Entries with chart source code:

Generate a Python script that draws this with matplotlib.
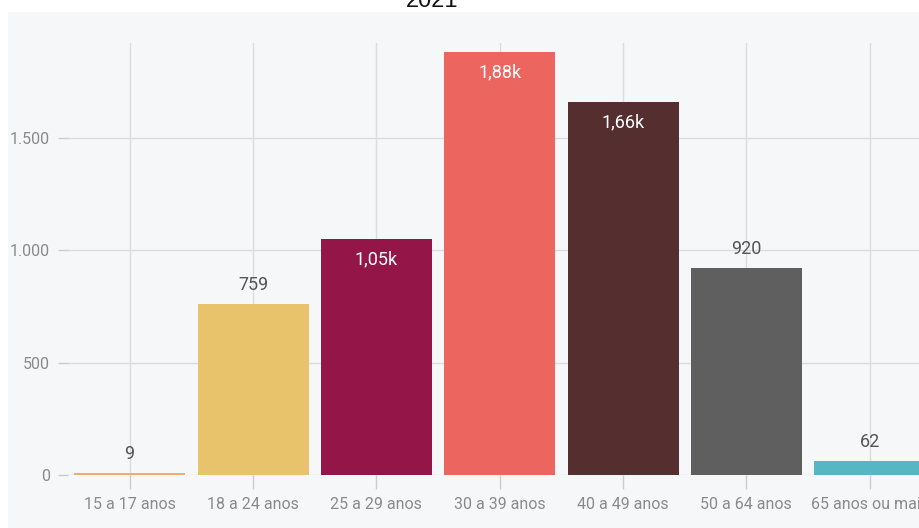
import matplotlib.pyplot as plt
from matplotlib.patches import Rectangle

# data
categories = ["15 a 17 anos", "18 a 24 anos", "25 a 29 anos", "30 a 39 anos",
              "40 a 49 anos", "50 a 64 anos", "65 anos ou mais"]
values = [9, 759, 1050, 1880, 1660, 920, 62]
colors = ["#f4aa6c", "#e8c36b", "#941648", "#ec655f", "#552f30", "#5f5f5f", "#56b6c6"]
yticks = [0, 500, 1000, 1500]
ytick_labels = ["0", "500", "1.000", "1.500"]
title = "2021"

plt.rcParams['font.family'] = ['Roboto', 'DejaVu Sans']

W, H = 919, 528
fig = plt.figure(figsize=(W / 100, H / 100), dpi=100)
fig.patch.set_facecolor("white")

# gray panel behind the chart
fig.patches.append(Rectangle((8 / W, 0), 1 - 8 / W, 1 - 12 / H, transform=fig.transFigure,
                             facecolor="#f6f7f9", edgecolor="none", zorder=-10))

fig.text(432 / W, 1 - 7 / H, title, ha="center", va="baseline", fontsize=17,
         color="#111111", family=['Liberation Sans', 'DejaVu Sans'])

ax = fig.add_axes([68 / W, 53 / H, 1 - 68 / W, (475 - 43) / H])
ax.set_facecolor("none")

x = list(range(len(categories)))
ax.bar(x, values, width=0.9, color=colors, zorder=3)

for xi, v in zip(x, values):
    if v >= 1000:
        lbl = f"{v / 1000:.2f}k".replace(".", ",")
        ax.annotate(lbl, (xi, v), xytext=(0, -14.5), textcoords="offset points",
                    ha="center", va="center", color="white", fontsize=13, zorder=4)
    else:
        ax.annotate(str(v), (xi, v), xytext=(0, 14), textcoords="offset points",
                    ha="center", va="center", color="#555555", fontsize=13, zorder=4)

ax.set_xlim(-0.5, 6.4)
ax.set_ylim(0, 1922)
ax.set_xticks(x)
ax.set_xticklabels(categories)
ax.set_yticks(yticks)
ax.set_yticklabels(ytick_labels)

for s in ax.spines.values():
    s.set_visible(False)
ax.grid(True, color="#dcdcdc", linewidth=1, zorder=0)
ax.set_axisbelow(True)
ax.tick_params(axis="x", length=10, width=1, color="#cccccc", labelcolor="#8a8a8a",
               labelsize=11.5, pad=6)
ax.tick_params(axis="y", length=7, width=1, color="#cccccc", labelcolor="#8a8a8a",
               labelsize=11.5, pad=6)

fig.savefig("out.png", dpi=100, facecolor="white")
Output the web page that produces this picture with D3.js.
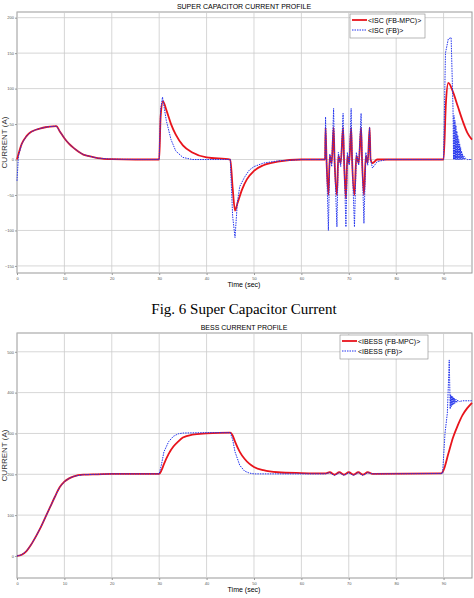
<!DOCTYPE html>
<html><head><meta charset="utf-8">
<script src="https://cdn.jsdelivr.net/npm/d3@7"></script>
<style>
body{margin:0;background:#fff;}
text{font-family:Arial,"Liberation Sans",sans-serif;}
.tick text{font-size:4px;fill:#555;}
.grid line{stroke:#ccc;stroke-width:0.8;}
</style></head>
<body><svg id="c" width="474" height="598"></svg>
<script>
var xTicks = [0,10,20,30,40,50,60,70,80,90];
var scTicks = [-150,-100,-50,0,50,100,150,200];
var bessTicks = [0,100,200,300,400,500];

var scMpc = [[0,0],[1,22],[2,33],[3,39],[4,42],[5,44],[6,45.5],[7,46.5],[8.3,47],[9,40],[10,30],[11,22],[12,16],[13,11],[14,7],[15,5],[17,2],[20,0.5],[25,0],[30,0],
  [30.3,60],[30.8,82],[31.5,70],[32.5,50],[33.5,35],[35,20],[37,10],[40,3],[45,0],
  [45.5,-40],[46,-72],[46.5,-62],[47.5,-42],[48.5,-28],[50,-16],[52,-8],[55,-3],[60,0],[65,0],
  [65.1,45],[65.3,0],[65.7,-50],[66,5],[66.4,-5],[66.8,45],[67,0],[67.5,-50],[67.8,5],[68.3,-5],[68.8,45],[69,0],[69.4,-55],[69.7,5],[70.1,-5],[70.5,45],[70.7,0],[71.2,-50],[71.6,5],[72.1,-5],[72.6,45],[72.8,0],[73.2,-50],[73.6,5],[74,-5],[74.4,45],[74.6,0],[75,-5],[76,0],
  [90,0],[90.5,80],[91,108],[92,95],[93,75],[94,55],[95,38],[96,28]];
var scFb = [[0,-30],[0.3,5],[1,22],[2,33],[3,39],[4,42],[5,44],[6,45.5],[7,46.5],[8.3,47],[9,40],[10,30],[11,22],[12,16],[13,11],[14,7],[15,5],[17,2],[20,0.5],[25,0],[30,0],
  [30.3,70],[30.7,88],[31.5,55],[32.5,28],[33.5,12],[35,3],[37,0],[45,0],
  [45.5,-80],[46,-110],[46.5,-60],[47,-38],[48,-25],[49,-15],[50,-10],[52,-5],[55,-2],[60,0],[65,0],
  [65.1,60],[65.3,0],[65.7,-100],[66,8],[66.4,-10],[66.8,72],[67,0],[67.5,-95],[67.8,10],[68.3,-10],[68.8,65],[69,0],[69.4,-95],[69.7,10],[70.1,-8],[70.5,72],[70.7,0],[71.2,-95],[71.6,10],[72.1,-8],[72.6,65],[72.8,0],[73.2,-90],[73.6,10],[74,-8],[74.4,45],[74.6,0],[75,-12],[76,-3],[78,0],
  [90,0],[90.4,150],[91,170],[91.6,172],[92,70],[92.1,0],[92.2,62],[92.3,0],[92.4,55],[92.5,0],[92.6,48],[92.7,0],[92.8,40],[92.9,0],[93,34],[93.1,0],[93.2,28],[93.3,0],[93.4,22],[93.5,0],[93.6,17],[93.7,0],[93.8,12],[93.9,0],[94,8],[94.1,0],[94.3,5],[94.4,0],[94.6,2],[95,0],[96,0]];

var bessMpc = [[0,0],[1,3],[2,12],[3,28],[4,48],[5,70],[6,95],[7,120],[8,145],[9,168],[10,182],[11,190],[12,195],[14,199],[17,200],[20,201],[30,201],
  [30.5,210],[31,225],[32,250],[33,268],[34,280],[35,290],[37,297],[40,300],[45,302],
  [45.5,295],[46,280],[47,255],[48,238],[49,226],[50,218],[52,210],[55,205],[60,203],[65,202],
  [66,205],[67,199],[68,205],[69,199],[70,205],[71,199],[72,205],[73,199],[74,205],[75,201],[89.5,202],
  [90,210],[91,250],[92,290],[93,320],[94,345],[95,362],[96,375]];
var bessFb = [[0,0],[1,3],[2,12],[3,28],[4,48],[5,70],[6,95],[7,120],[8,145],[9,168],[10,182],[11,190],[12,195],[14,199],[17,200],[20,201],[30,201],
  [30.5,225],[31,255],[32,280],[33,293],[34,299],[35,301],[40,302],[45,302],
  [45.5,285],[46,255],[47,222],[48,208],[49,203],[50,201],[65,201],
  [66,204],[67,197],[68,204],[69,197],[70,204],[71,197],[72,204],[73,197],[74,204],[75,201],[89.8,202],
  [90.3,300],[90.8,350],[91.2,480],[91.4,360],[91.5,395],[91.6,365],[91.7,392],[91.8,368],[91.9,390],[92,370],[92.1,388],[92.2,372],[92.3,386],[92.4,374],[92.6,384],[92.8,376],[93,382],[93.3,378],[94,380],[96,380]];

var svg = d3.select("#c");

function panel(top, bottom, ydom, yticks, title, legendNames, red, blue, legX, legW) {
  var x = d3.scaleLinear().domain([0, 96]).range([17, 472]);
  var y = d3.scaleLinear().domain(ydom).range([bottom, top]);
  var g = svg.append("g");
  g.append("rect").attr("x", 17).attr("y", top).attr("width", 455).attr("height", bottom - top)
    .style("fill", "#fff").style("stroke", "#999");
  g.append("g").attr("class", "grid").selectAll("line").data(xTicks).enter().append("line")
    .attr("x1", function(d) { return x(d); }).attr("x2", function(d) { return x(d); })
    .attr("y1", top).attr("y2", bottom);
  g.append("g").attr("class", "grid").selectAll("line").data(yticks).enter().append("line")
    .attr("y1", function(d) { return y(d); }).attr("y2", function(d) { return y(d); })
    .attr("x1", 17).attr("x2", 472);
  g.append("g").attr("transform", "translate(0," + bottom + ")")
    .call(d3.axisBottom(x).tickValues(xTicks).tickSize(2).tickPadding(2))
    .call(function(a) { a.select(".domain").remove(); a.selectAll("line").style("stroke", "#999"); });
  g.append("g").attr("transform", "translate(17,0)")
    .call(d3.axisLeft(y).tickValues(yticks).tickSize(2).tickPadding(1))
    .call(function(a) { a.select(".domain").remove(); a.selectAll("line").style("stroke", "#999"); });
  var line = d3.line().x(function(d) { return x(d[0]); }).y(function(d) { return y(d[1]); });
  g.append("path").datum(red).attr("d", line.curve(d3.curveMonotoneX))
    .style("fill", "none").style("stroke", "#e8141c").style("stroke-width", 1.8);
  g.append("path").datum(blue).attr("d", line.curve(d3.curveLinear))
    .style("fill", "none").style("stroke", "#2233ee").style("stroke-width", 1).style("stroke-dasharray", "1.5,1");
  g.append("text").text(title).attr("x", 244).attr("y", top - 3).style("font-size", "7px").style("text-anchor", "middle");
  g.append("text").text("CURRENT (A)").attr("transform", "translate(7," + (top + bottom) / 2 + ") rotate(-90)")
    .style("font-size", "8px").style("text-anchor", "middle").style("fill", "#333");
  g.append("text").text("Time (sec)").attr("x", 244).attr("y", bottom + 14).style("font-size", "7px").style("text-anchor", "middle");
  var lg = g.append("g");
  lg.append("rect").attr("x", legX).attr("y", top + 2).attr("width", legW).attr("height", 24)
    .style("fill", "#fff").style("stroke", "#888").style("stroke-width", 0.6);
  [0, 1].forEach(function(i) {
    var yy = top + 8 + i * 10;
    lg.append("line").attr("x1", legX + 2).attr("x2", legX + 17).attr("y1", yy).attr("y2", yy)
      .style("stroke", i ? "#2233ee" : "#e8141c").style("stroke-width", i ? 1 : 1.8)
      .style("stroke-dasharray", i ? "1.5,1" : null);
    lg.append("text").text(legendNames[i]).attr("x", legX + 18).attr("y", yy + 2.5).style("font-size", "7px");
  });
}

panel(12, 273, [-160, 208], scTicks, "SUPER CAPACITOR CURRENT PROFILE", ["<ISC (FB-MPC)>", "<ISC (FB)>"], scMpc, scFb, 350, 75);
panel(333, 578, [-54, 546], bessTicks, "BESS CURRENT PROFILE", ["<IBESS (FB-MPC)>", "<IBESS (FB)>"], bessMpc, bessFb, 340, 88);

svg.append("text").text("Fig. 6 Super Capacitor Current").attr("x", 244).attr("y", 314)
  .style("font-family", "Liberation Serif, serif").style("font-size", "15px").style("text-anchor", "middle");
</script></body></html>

What is required:
Starting with the first line of the data above and ending with the line containing "from matplotlib.patches import Rectangle", please restate every line exactly, leaving images out.

Result for this exercise:
Generate a Python script that draws this with matplotlib.
import matplotlib.pyplot as plt
from matplotlib.patches import Rectangle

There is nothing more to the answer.